Since the algebraic manipulation led to a contradiction ($$-2 = 3$$), it implies that there are no real values of x for which the original equation is true. Therefore, the equation has no real solutions.

Alternative answer

Answer: No real solutions Explain
This is a question about solving equations with fractions, where we need to find the value of 'x' that makes the equation true. . The solving step is:

First, we need to make sure the bottom part of the fraction isn't zero, because we can't divide by zero! So, $x+3$ cannot be 0, which means $x$ cannot be $-3$.

Now, to get rid of the fraction, we can multiply both sides of the equation by $(x+3)$. It's like balancing a seesaw – whatever you do to one side, you have to do to the other!

$$ (x+3) \times \frac{x-2}{x+3} = 1 \times (x+3) $$

On the left side, the $(x+3)$ on top and bottom cancel each other out, leaving us with:

$$ x-2 = x+3 $$

Now, let's try to get all the 'x's on one side. We can subtract 'x' from both sides:

$$ x - x - 2 = x - x + 3 $$

This simplifies to:

$$ -2 = 3 $$

Uh oh! This is not true! $-2$ is definitely not equal to $3$. This means that there is no number 'x' that can make the original equation true. So, there are no real solutions!

Alternative answer

Answer: No real solutions. Explain
This is a question about equations involving fractions . The solving step is:

Okay, so we have a fraction $\frac{x-2}{x+3}$ that is supposed to be equal to $1$.

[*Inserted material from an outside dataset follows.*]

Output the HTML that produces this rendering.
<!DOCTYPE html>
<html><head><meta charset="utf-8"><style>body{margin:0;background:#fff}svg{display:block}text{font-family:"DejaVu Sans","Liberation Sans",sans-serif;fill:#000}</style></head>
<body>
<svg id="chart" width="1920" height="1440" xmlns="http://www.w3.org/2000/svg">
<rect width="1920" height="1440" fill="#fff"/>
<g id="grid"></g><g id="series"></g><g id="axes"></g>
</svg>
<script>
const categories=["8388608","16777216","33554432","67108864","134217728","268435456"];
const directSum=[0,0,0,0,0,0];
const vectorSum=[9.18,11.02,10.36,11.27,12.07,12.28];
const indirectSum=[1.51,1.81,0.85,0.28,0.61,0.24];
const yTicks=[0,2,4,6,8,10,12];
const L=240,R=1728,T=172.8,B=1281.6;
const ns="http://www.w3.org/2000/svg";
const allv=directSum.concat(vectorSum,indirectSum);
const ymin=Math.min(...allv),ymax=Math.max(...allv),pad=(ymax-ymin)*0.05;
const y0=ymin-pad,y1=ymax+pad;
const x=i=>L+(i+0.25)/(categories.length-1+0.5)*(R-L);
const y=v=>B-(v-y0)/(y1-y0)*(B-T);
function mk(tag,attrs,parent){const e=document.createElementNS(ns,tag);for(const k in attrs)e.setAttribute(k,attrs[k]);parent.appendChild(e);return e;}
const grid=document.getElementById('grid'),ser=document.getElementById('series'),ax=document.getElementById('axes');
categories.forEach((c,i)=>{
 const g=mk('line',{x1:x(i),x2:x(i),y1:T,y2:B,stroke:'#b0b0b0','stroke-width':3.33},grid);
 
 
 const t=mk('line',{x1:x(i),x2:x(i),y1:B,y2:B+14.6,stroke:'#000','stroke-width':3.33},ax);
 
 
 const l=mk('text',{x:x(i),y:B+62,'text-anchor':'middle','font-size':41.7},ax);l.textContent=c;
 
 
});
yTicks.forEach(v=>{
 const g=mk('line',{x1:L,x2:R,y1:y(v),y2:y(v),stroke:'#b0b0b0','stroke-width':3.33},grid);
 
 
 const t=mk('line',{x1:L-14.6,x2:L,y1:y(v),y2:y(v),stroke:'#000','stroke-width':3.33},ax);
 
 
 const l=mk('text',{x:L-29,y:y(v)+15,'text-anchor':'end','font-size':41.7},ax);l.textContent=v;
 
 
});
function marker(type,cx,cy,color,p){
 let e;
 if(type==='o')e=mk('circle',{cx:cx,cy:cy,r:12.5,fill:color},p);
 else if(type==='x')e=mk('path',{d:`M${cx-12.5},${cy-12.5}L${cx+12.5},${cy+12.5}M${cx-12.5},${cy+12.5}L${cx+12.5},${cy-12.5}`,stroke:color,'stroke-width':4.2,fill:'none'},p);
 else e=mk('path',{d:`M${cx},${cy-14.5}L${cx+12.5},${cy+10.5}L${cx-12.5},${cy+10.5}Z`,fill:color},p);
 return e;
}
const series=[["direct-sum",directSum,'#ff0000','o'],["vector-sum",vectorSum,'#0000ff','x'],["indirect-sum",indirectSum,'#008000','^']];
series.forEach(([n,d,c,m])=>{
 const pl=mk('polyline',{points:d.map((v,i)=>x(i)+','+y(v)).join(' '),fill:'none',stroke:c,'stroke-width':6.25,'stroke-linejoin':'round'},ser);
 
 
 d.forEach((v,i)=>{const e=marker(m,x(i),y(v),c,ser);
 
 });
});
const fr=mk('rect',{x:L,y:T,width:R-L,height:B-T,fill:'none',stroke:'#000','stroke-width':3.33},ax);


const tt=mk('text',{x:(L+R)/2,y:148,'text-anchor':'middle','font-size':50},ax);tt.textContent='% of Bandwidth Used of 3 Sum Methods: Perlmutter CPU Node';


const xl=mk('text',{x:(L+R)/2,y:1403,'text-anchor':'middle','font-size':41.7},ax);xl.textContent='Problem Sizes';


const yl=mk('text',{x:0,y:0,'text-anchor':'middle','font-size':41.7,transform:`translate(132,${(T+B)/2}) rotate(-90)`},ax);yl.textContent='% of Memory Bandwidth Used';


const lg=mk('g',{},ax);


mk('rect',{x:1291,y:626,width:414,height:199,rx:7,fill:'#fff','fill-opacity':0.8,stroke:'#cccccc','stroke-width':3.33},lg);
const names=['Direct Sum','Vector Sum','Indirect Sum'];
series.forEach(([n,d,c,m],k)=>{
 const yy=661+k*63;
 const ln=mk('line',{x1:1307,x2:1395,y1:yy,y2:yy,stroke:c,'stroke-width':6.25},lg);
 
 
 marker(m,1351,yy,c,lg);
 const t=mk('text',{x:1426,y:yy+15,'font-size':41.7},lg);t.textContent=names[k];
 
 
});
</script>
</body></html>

When a fraction is equal to $1$, it means that the top part (which we call the numerator) must be exactly the same as the bottom part (which we call the denominator). Think about it: if you have 5 apples and you divide them among 5 friends, each friend gets 1 apple. So $\frac{5}{5}=1$. The top and bottom numbers are the same!

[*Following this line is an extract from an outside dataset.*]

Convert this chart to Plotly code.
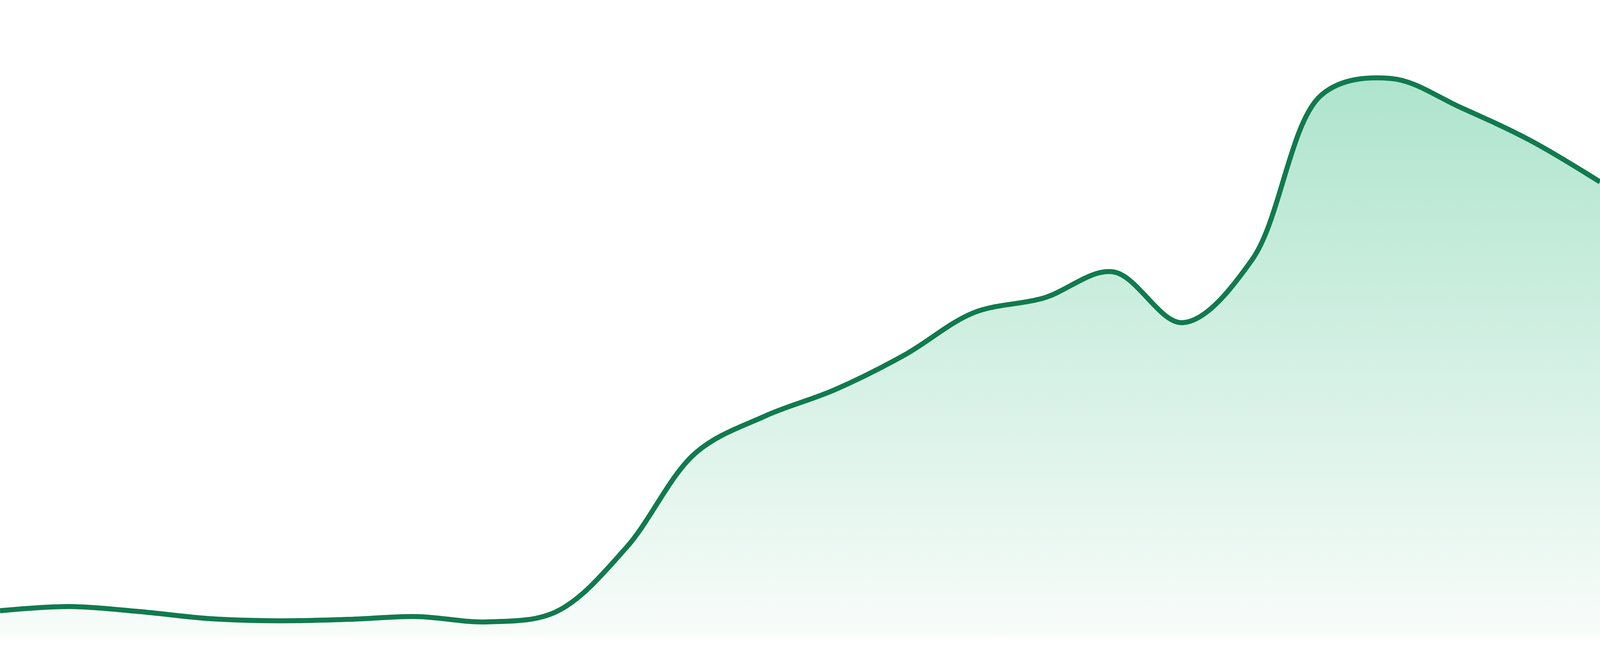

So, for our problem, that means $x-2$ has to be equal to $x+3$.

Let's write that down:
$x - 2 = x + 3$

Now, I want to see what 'x' could be. Imagine we have 'x' on both sides. If I take 'x' away from both sides, like subtracting the same number from both sides, what do we get?
$x - 2 - x = x + 3 - x$
On the left side, $x - x$ is $0$, so we're left with just $-2$.
On the right side, $x - x$ is $0$, so we're left with just $3$.

So, we end up with:
$-2 = 3$

But wait! We all know that $-2$ is not equal to $3$. They are totally different numbers!
This means that there is no value for 'x' that can make $x-2$ equal to $x+3$.
Since we can't find an 'x' that makes the top and bottom parts of the fraction equal, there is no real number 'x' that solves this problem.

Also, it's super important to remember that the bottom part of a fraction can never be zero! So, $x+3$ cannot be $0$, which means $x$ can't be $-3$. Our answer (that there are no solutions) doesn't make $x$ equal to $-3$, so we're safe there.

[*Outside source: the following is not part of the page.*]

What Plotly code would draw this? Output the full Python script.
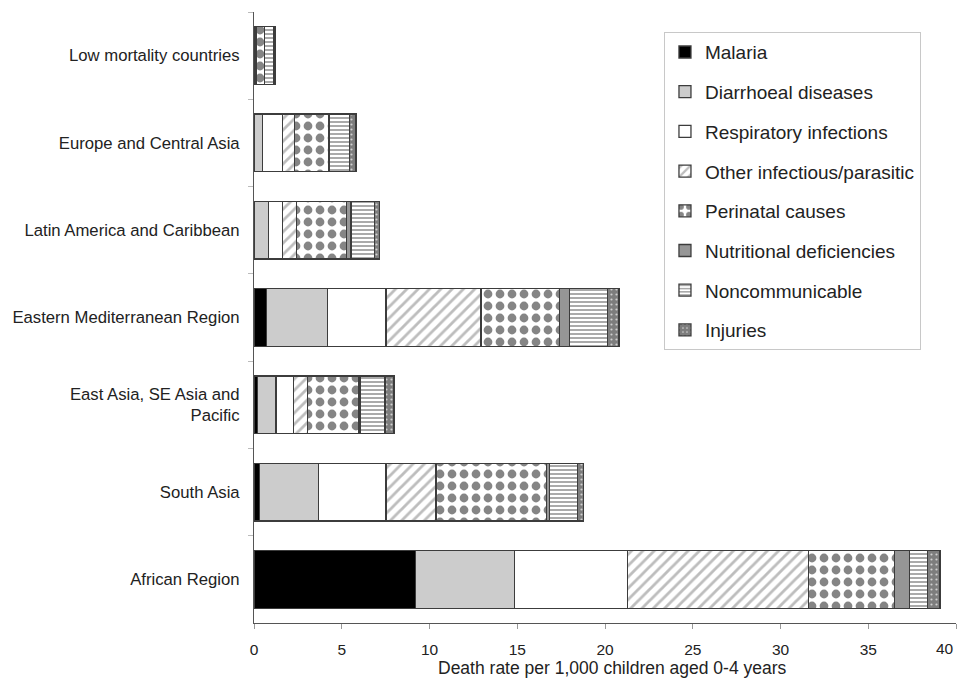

So, there are no real solutions!

Alternative answer

Answer: No real solution Explain
This is a question about understanding how fractions work, especially when they equal 1. The solving step is:

1. First, let's remember what it means for a fraction to be equal to 1. If you have a fraction like "top part divided by bottom part", for it to be 1, the top part and the bottom part must be exactly the same! (And the bottom part can't be zero, of course).
2. So, for our problem, that means the top part (x - 2) must be equal to the bottom part (x + 3).
3. Let's write that down: x - 2 = x + 3.
4. Now, let's think about this: Imagine you have a number, 'x'. If you take 2 away from 'x', you get x - 2. If you add 3 to 'x', you get x + 3.
5. Can taking 2 away from a number give you the exact same result as adding 3 to that *same* number? No way! Adding 3 will always make the number bigger than taking 2 away from it. There's a difference of 5 between "minus 2" and "plus 3".
6. Since x - 2 can never be equal to x + 3, no matter what number 'x' is, there is no value for 'x' that makes this equation true.
7. Therefore, there is no real solution.